L’enclave palestinienne ne s’est pas relevée de la terrible opération militaire israélienne de l’été dernier. La situation humanitaire sur place reste alarmante.
Le constat est unanime. Rien n'a changé depuis un an, à Gaza. Dans des quartiers entièrement détruits, la population continue à vivre dans une détresse absolue au milieu des gravats d'immeubles aux façades éventrées. Il y a un an, l'armée israélienne lançait l'opération "Bordure protectrice". Une guerre de cinquante jours qui a causé la mort de plus de 2.000 personnes côté palestinien, dont 65 % de civils, et de plus de 70 soldats israéliens.
"On n'est pas dans un film, souligne avec force au JDD Erwan Grillon, chef de mission à Médecins sans frontières (MSF) pour Gaza et Jérusalem. Les gens vivent dans les décombres ou s'entassent dans les maisons qui tiennent encore debout. Cela donne une population qui est faible tant sur le plan psychologique, physique qu'économique. Et surtout, elle est sans perspective d'avenir."
Asphyxie quasi totale en raison des blocus israélien et égyptien
Gaza, année zéro, sans nul doute. Le blocus imposé par l'État hébreu depuis 2006, qui limite l'entrée des matériaux, rend impossible toute reconstruction dans l'enclave. La prise de pouvoir du président égyptien Abdel Fattah Al-Sissi, en guerre ouverte contre les Frères musulmans et leurs alliés du Hamas à Gaza, a refermé les portes de la ville frontalière de Rafah, qui servaient en quelque sorte de poumons. Malgré quelques dérogations accordées pour des raisons humanitaires, ce deuxième blocus a entraîné une asphyxie quasi totale des Gazaouis. "Gaza possède la plus forte densité de population au monde. On est en train de construire la génération la plus stressée de la planète, se désespère notre interlocuteur à MSF. 70 % de la population a moins de 30 ans et 50 % moins de 14 ans. Les mères se révèlent incapables de porter secours à leurs enfants. On a tous les symptômes de l'enfermement que l'on retrouve en prison.

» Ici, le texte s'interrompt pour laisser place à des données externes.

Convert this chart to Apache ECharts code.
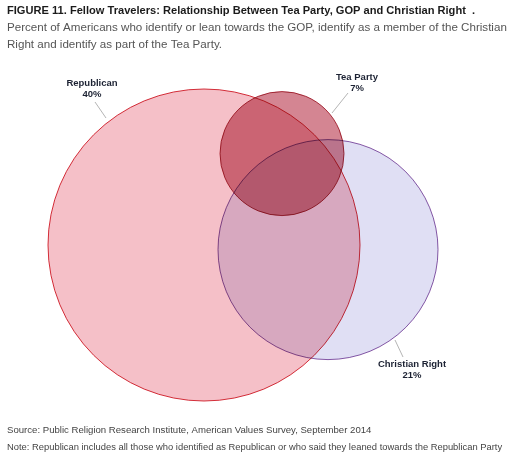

Quelque 100.000 Gazaouis toujours sans abri
Quatre-vingt-cinq familles relogées! Pas de quoi pavoiser. Mais, faute de mieux, Pierre Krahenbühl, commissaire général de l'UNRWA, l'agence des Nations unies pour les réfugiés palestiniens, tient néanmoins à mettre ce chiffre en avant. "Il y a quinze jours, nous avons eu la première autorisation pour la reconstruction de bâtiments qui accueilleraient 85 familles. Évidemment, sur 100.000 habitants toujours sans abri, cela peut paraître dérisoire. Mais on peut espérer une dynamique parce que le scepticisme est un luxe que l'on ne peut plus se permettre dans la région." Tous s'accordent à craindre en effet une radicalisation des jeunes. "Ceux qui ont moins de 8 ans ont déjà connu trois guerres, poursuit Pierre Krahenbühl. Avant le blocus, 80.000 personnes recevaient une aide alimentaire. Désormais, ils sont 860.000, et 65% des jeunes sont sans emploi. Sans processus politique, Gaza est devenu une bombe à retardement."
La radicalisation, le spectre de demain, la zone grise où personne ne sait où l'on va, au point que l'on parle d'une implosion à l'intérieur du camp islamiste et d'un rapprochement possible du Hamas avec Israël, face à la menace du groupe terroriste Daech. "Voilà à quoi on est arrivé, souligne un observateur, à considérer que le Hamas pourrait devenir la meilleure des solutions!"